Three key conditions make this system especially effective in China:

i. Increasing social atomization
      China now has around 320 million flexibly employed people — nearly half of its 700+ million labor force. Many lack stable employers and work in highly individualized, gig-style arrangements. This gives algorithm platforms a massive pool of atomized users and workers. The West hasn’t reached this stage yet, largely due to unions, industry associations, and legal protections. But in the AI era, societies worldwide are likely heading in this direction — exactly the environment these platforms are built to thrive in.

ii. Few traditional brakes or constraints
      Western platforms face unions, lawsuits, and public scrutiny that limit how aggressively they can compete. Chinese platforms operate with fewer external restraints because the system favors atomization for social stability reasons.
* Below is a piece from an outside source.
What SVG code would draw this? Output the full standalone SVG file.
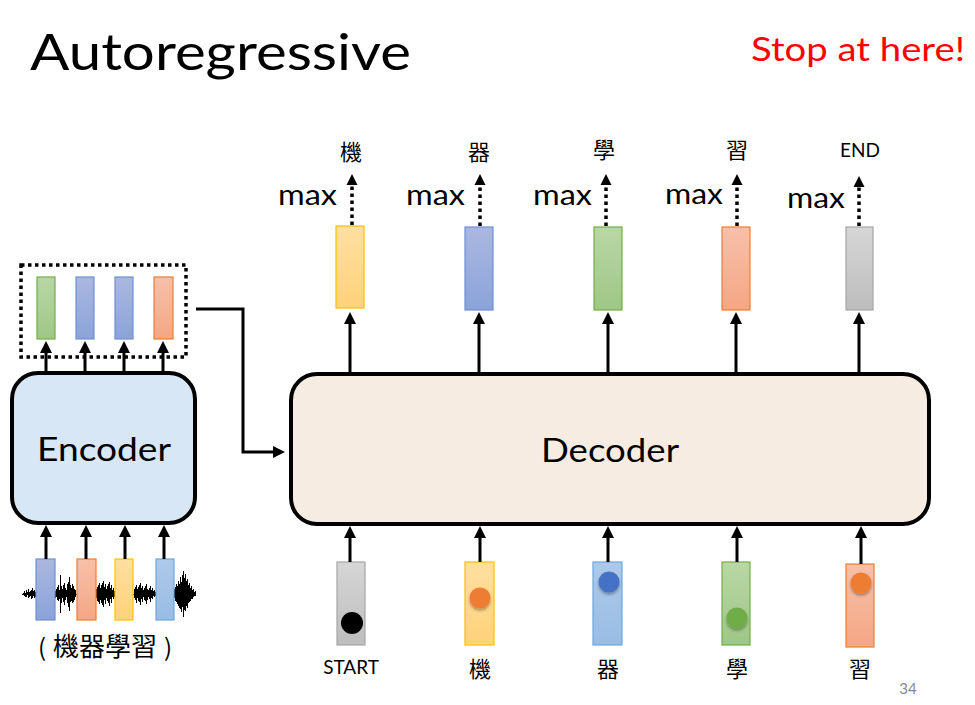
<svg xmlns="http://www.w3.org/2000/svg" width="975" height="705" viewBox="0 0 975 705">
<defs>
<linearGradient id="gGreen" x1="0" y1="0" x2="0" y2="1"><stop offset="0" stop-color="#b9d7a5"/><stop offset="1" stop-color="#9ec785"/></linearGradient>
<linearGradient id="gBlue" x1="0" y1="0" x2="0" y2="1"><stop offset="0" stop-color="#aab8e0"/><stop offset="1" stop-color="#8ba3da"/></linearGradient>
<linearGradient id="gOrange" x1="0" y1="0" x2="0" y2="1"><stop offset="0" stop-color="#f7c0aa"/><stop offset="1" stop-color="#f4a783"/></linearGradient>
<linearGradient id="gYellow" x1="0" y1="0" x2="0" y2="1"><stop offset="0" stop-color="#ffdfa0"/><stop offset="1" stop-color="#ffd27a"/></linearGradient>
<linearGradient id="gGray" x1="0" y1="0" x2="0" y2="1"><stop offset="0" stop-color="#d6d6d6"/><stop offset="1" stop-color="#bdbdbd"/></linearGradient>
<linearGradient id="gLBlue" x1="0" y1="0" x2="0" y2="1"><stop offset="0" stop-color="#adc9ea"/><stop offset="1" stop-color="#98bde4"/></linearGradient>
<marker id="ah" markerUnits="userSpaceOnUse" markerWidth="14" markerHeight="14" refX="7" refY="7" orient="auto"><path d="M0,1 L12,7 L0,13 Z" fill="#000"/></marker>
<marker id="ahs" markerUnits="userSpaceOnUse" markerWidth="14" markerHeight="14" refX="7" refY="7" orient="auto"><path d="M0,1.5 L11,7 L0,12.5 Z" fill="#000"/></marker>
<filter id="sh" x="-50%" y="-50%" width="200%" height="200%"><feDropShadow dx="0" dy="2" stdDeviation="1.5" flood-color="#000" flood-opacity="0.35"/></filter>
</defs>
<style>
text{font-family:Lato,"Open Sans","Liberation Sans","Noto Sans CJK TC",sans-serif;fill:#000}
.cjk{font-family:"Noto Sans CJK TC","Noto Sans CJK SC",sans-serif;font-size:22px}
.max{font-size:28px}
.arr{stroke:#000;stroke-width:3;fill:none}
.dot{stroke:#000;stroke-width:3.5;stroke-dasharray:3.5 3.5;fill:none}
.green{fill:url(#gGreen);stroke:#70ad47;stroke-width:1.2}
.blue{fill:url(#gBlue);stroke:#6f8fd3;stroke-width:1.2}
.orange{fill:url(#gOrange);stroke:#ed7d31;stroke-width:1.2}
.yellow{fill:url(#gYellow);stroke:#ffc000;stroke-width:1.2}
.gray{fill:url(#gGray);stroke:#a5a5a5;stroke-width:1.2}
.lblue{fill:url(#gLBlue);stroke:#6fa5dc;stroke-width:1.2}
</style>
<rect width="975" height="705" fill="#fff"/>

<text x="30" y="70" font-size="50" textLength="381" lengthAdjust="spacingAndGlyphs">Autoregressive</text>
<text x="751" y="61" font-size="33" style="fill:#ff0000" textLength="214" lengthAdjust="spacingAndGlyphs">Stop at here!</text>

<g id="waveform">
<path stroke="#000" stroke-width="1" fill="none" shape-rendering="crispEdges" d="M22,594 H196 M23,593V595 M24,591V596 M25,593V597 M26,590V597 M27,592V595 M28,589V598 M29,592V597 M30,591V596 M31,590V599 M32,588V598 M33,591V596 M34,590V598 M35,592V597 M55,591V598 M56,589V597 M57,587V600 M58,585V601 M59,590V599 M60,575V613 M61,586V603 M62,589V598 M63,585V602 M64,583V605 M65,588V600 M66,590V597 M67,584V603 M68,582V607 M69,577V611 M70,585V602 M71,588V601 M72,584V603 M73,586V602 M74,589V600 M75,590V597 M96,589V598 M97,587V601 M98,585V602 M99,583V604 M100,588V600 M101,585V603 M102,583V605 M103,581V607 M104,587V600 M105,584V604 M106,589V598 M107,586V601 M108,584V603 M109,582V606 M110,588V599 M111,585V603 M112,590V597 M113,588V599 M114,591V597 M134,589V598 M135,587V600 M136,585V603 M137,589V598 M138,587V601 M139,585V602 M140,583V605 M141,588V599 M142,586V602 M143,590V597 M144,588V600 M145,586V601 M146,584V604 M147,589V600 M148,590V597 M149,588V599 M150,586V602 M151,590V598 M152,588V599 M153,591V596 M154,590V597 M155,592V596 M174,589V598 M175,587V601 M176,584V602 M177,586V604 M178,581V606 M179,584V608 M180,577V609 M181,582V612 M182,575V607 M183,571V617 M184,578V610 M185,574V611 M186,581V606 M187,579V608 M188,585V603 M189,583V602 M190,588V601 M191,586V599 M192,590V599 M193,589V597 M194,592V596 M195,591V596"/>
</g>

<g id="encoder">
<rect x="12" y="373" width="183" height="150" rx="26" fill="#d8e7f5" stroke="#000" stroke-width="4"/>
<text x="104" y="461" font-size="32" text-anchor="middle" textLength="134" lengthAdjust="spacingAndGlyphs">Encoder</text>
</g>

<g id="encoder-inputs">
<rect class="blue" x="36" y="559" width="19" height="61"/>
<rect class="orange" x="77" y="559" width="19" height="61"/>
<rect class="yellow" x="115" y="559" width="18" height="61"/>
<rect class="lblue" x="156" y="559" width="18" height="61"/>
<text class="cjk" y="656" style="font-size:24px"><tspan x="38">(</tspan><tspan x="53" style="font-size:26px">機器學習</tspan><tspan x="164">)</tspan></text>
</g>

<g id="encoder-outputs">
<rect x="21" y="265" width="165" height="92" fill="none" stroke="#000" stroke-width="3.5" stroke-dasharray="3.5 3.5"/>
<rect class="green" x="37" y="277" width="18" height="62"/>
<rect class="blue" x="76" y="277" width="18" height="62"/>
<rect class="blue" x="115" y="277" width="18" height="62"/>
<rect class="orange" x="154" y="277" width="19" height="62"/>
</g>

<g id="decoder">
<rect x="291" y="374" width="638" height="150" rx="26" fill="#f6ece2" stroke="#000" stroke-width="4"/>
<text x="610" y="462" font-size="32" text-anchor="middle" textLength="138" lengthAdjust="spacingAndGlyphs">Decoder</text>
</g>

<g id="decoder-outputs">
<rect class="yellow" x="336" y="226" width="28" height="82"/>
<rect class="blue" x="465" y="227" width="28" height="83"/>
<rect class="green" x="594" y="227" width="28" height="83"/>
<rect class="orange" x="722" y="227" width="28" height="83"/>
<rect class="gray" x="846" y="227" width="27" height="83"/>
<text class="cjk" x="351" y="160" text-anchor="middle">機</text>
<text class="cjk" x="479" y="160" text-anchor="middle">器</text>
<text class="cjk" x="604" y="158" text-anchor="middle">學</text>
<text class="cjk" x="737" y="158" text-anchor="middle">習</text>
<text x="860" y="157" font-size="19" text-anchor="middle">END</text>
<text class="max" x="278" y="205" textLength="59" lengthAdjust="spacingAndGlyphs">max</text>
<text class="max" x="406" y="205" textLength="59" lengthAdjust="spacingAndGlyphs">max</text>
<text class="max" x="533" y="205" textLength="59" lengthAdjust="spacingAndGlyphs">max</text>
<text class="max" x="665" y="204" textLength="58" lengthAdjust="spacingAndGlyphs">max</text>
<text class="max" x="787" y="208" textLength="58" lengthAdjust="spacingAndGlyphs">max</text>
</g>

<g id="decoder-inputs">
<rect class="gray" x="337" y="562" width="28" height="83"/>
<rect class="yellow" x="465" y="562" width="29" height="83"/>
<rect class="lblue" x="593" y="562" width="29" height="83"/>
<rect class="green" x="722" y="562" width="28" height="83"/>
<rect class="orange" x="846" y="564" width="28" height="83"/>
<circle cx="352" cy="623" r="11" fill="#000"/>
<circle cx="480" cy="598" r="10.5" fill="#ed7d31" filter="url(#sh)"/>
<circle cx="609" cy="582" r="10.5" fill="#4472c4" filter="url(#sh)"/>
<circle cx="737" cy="618" r="10.5" fill="#70ad47" filter="url(#sh)"/>
<circle cx="861" cy="583" r="10.5" fill="#ed7d31" filter="url(#sh)"/>
<text x="351" y="674" font-size="19" text-anchor="middle">START</text>
<text class="cjk" x="480" y="677" text-anchor="middle">機</text>
<text class="cjk" x="608" y="677" text-anchor="middle">器</text>
<text class="cjk" x="737" y="677" text-anchor="middle">學</text>
<text class="cjk" x="860" y="677" text-anchor="middle">習</text>
</g>

<text x="908" y="694" font-size="15" text-anchor="middle" style="fill:#898989">34</text>

<g id="connectors">
<path class="arr" d="M46,559 V530" marker-end="url(#ah)"/>
<path class="arr" d="M86,559 V530" marker-end="url(#ah)"/>
<path class="arr" d="M125,559 V530" marker-end="url(#ah)"/>
<path class="arr" d="M164,559 V530" marker-end="url(#ah)"/>
<path class="arr" d="M46,372 V346" marker-end="url(#ah)"/>
<path class="arr" d="M85,372 V346" marker-end="url(#ah)"/>
<path class="arr" d="M124,372 V346" marker-end="url(#ah)"/>
<path class="arr" d="M163,372 V346" marker-end="url(#ah)"/>
<path class="arr" d="M196,309 H243 V452 H280" marker-end="url(#ah)"/>
<path class="arr" d="M350,562 V531" marker-end="url(#ah)"/>
<path class="arr" d="M480,562 V531" marker-end="url(#ah)"/>
<path class="arr" d="M608,562 V531" marker-end="url(#ah)"/>
<path class="arr" d="M737,562 V531" marker-end="url(#ah)"/>
<path class="arr" d="M861,564 V531" marker-end="url(#ah)"/>
<path class="arr" d="M350,374 V317" marker-end="url(#ah)"/>
<path class="arr" d="M479,374 V317" marker-end="url(#ah)"/>
<path class="arr" d="M608,374 V317" marker-end="url(#ah)"/>
<path class="arr" d="M736,374 V317" marker-end="url(#ah)"/>
<path class="arr" d="M859,374 V317" marker-end="url(#ah)"/>
<path class="dot" d="M352,225 V178" marker-end="url(#ahs)"/>
<path class="dot" d="M480,226 V178" marker-end="url(#ahs)"/>
<path class="dot" d="M606,226 V178" marker-end="url(#ahs)"/>
<path class="dot" d="M737,226 V178" marker-end="url(#ahs)"/>
<path class="dot" d="M859,226 V180" marker-end="url(#ahs)"/>
</g>
</svg>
iii. Highly concentrated government power
      Western governments that want to regulate algorithms often hit limits from checks and balances. China’s government can set rules, summon companies, and adjust enforcement granularity more directly. This gives the “jar keeper” strong control over the arena.
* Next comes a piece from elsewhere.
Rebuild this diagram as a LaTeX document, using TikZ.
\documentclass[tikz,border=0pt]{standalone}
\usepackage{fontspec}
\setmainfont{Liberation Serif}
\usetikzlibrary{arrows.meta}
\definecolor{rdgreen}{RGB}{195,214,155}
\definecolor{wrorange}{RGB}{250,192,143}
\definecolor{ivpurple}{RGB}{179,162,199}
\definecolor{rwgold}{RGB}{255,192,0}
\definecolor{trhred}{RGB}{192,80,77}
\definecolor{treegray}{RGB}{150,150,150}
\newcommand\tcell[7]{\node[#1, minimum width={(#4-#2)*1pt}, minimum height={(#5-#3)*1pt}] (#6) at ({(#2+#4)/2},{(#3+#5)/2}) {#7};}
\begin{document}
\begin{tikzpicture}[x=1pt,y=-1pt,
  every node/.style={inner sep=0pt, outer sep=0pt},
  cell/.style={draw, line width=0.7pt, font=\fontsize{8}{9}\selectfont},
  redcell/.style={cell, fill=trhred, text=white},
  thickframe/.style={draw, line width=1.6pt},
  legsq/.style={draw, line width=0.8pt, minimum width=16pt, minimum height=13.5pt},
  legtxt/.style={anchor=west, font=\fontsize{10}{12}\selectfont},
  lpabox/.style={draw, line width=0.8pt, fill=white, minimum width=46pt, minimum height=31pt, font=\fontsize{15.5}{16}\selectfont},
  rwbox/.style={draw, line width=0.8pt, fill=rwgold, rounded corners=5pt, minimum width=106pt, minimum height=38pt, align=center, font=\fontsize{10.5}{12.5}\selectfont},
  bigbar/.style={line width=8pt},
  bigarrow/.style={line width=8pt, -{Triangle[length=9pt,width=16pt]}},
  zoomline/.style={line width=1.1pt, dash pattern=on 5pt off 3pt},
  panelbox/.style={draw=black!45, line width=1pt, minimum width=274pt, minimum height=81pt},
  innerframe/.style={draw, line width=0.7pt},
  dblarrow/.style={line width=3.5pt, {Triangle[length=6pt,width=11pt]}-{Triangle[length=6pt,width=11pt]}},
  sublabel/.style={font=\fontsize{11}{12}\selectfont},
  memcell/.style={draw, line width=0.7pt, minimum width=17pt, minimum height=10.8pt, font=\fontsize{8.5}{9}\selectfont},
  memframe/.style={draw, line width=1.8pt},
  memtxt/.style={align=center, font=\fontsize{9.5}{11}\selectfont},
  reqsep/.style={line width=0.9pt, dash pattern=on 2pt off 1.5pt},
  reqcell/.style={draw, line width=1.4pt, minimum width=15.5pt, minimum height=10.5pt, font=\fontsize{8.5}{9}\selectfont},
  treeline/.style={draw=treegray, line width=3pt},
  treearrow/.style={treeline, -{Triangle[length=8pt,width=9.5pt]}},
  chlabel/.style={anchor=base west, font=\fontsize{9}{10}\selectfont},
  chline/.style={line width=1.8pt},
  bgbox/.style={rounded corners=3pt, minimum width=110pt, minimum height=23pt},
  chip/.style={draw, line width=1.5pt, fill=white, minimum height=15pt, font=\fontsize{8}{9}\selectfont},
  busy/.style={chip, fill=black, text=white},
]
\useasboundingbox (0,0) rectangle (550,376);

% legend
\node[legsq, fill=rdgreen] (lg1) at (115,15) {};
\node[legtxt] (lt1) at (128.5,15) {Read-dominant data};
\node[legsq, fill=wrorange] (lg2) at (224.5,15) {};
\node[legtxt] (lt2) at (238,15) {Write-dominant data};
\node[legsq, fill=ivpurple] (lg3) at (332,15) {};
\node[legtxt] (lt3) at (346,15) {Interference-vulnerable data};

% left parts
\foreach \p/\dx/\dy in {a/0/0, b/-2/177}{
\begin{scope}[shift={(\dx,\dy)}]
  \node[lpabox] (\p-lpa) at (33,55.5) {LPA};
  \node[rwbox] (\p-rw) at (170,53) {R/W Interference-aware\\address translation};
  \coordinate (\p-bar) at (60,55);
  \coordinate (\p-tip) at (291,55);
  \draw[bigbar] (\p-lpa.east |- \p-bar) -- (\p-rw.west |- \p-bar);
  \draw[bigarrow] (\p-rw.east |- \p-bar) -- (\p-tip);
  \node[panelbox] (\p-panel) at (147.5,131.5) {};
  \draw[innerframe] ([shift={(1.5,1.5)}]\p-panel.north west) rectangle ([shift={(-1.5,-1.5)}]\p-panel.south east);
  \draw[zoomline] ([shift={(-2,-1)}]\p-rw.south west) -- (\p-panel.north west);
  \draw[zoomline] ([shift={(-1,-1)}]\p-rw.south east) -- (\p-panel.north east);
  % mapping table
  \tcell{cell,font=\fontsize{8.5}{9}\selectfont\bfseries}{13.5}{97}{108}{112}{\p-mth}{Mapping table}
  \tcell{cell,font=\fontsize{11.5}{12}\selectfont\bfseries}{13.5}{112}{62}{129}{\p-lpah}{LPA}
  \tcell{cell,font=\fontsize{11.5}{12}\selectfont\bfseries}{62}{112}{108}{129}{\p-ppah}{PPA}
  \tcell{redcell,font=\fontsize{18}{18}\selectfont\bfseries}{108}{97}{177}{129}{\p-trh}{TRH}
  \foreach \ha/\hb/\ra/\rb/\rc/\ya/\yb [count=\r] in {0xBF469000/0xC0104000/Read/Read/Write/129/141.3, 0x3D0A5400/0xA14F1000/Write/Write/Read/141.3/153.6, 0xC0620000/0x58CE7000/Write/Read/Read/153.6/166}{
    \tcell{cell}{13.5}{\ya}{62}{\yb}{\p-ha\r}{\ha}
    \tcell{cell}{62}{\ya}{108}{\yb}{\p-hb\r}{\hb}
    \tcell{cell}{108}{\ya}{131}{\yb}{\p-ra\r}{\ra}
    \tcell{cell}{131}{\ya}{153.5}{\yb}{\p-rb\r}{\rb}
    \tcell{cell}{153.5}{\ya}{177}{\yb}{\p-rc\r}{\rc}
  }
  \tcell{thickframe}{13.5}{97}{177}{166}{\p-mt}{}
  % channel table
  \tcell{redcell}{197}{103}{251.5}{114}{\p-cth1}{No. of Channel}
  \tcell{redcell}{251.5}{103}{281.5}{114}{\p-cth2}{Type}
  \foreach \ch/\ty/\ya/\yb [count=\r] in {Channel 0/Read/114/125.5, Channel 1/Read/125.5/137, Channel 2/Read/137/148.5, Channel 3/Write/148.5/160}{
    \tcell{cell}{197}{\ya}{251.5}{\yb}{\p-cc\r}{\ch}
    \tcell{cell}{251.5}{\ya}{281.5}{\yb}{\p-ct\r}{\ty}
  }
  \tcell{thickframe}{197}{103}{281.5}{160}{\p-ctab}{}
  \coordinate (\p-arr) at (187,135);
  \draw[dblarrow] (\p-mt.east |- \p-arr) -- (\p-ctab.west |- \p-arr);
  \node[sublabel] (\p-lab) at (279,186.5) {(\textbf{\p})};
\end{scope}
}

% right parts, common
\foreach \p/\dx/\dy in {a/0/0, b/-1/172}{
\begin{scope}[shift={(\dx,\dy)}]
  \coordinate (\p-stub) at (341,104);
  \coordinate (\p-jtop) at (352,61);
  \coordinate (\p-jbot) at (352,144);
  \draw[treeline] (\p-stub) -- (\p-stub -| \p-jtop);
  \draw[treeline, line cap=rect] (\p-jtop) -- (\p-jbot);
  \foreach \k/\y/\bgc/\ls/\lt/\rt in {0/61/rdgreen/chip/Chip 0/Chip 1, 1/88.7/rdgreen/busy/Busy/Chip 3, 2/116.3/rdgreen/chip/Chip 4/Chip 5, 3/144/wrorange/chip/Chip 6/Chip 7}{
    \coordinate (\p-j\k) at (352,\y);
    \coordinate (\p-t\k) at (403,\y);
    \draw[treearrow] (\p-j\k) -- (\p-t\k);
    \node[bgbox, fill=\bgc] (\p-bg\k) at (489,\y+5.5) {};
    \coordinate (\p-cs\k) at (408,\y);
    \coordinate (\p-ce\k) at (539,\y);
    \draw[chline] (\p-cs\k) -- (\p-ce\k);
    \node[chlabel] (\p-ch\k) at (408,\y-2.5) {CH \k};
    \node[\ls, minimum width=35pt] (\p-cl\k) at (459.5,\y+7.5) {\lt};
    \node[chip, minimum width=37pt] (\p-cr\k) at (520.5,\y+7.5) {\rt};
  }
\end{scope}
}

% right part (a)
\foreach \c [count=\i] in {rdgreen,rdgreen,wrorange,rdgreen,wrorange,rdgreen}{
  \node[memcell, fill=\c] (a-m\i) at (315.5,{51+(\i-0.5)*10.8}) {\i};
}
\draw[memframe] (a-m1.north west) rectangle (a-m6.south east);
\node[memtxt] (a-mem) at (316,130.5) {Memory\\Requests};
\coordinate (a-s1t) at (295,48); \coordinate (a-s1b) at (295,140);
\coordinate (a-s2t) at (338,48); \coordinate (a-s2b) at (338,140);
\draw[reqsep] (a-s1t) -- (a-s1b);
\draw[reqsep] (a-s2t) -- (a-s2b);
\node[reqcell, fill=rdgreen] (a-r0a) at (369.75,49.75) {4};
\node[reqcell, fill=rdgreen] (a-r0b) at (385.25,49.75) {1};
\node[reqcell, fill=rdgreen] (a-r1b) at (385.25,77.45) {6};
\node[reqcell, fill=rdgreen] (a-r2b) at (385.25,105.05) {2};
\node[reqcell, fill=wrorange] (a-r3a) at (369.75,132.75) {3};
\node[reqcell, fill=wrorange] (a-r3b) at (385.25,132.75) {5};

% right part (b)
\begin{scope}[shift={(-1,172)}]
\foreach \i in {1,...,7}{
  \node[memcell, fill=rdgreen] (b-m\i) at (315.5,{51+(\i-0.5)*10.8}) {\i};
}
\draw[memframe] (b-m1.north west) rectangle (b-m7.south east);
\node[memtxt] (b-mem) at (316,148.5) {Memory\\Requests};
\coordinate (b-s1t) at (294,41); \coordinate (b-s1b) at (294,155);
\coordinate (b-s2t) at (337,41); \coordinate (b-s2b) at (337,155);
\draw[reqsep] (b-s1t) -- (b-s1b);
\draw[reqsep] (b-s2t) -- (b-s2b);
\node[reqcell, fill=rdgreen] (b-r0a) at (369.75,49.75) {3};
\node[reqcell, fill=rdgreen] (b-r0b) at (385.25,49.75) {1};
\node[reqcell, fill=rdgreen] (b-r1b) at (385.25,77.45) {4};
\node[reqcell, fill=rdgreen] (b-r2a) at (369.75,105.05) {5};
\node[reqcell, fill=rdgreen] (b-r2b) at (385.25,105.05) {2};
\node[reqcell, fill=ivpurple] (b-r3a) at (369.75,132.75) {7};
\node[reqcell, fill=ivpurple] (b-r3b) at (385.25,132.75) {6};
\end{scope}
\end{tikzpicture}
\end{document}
      Inside this jar, algorithms don’t just target consumers — they also manage delivery riders and small merchants (tiny restaurants, shops, etc.). The government uses frequent guidelines and meetings, mainly targeting big platforms (because they’re large enough and responsive), to keep the whole system stable. High-profile actions, like pulling Didi back from the stock market, serve as strong signals.

5. How powerful are these “monsters” once they go global?

       Once they leave the jar, these companies show remarkable strength. TikTok dominates global short video. Temu disrupts Western e-commerce with ultra-low prices. Shein has taken fast fashion worldwide.

      Meituan and Didi are expanding into Hong Kong, Southeast Asia, Brazil, and the Middle East.

      Local traditional businesses struggle to compete. These companies were forged in China’s most brutal market conditions: they understand human psychology deeply, squeeze efficiency relentlessly, and know exactly how to dance on the edge of rules.

      They often expand using a “scout” approach — small overseas-registered teams or entities test the waters while parent companies provide resources and subsidies. Once they scale, they become hard to dislodge. TikTok, for example, set up a U.S. data-management company, but the core algorithm and operations remain under ByteDance control.

6. The cost — and the open question

      This gu-jar system is undeniably powerful. It has allowed China to lead in adapting algorithms to an atomized society and has produced a batch of globally competitive platforms.

      Yet the jar is fed by hundreds of millions of ordinary people who have been repeatedly “bitten”: delivery workers facing tighter time windows and lower pay, small merchants operating on razor-thin margins, and consumers navigating information asymmetry and algorithmic nudges.

      When a society is largely connected and managed through algorithms, and the main restraining force rests with the government alone, life inside the jar can feel precarious.

      The AI era is only beginning. Atomization will deepen, algorithms will grow stronger. The surviving “monsters” will only become more potent.

      The real question is this: Besides the jar keeper’s hand on the lid, can the people inside also hold onto a rope of their own — some form of meaningful counterbalance?

      There is no clear answer yet. But for anyone who has been shaped by these algorithms — and who has shaped others through them — it’s a question worth keeping in mind.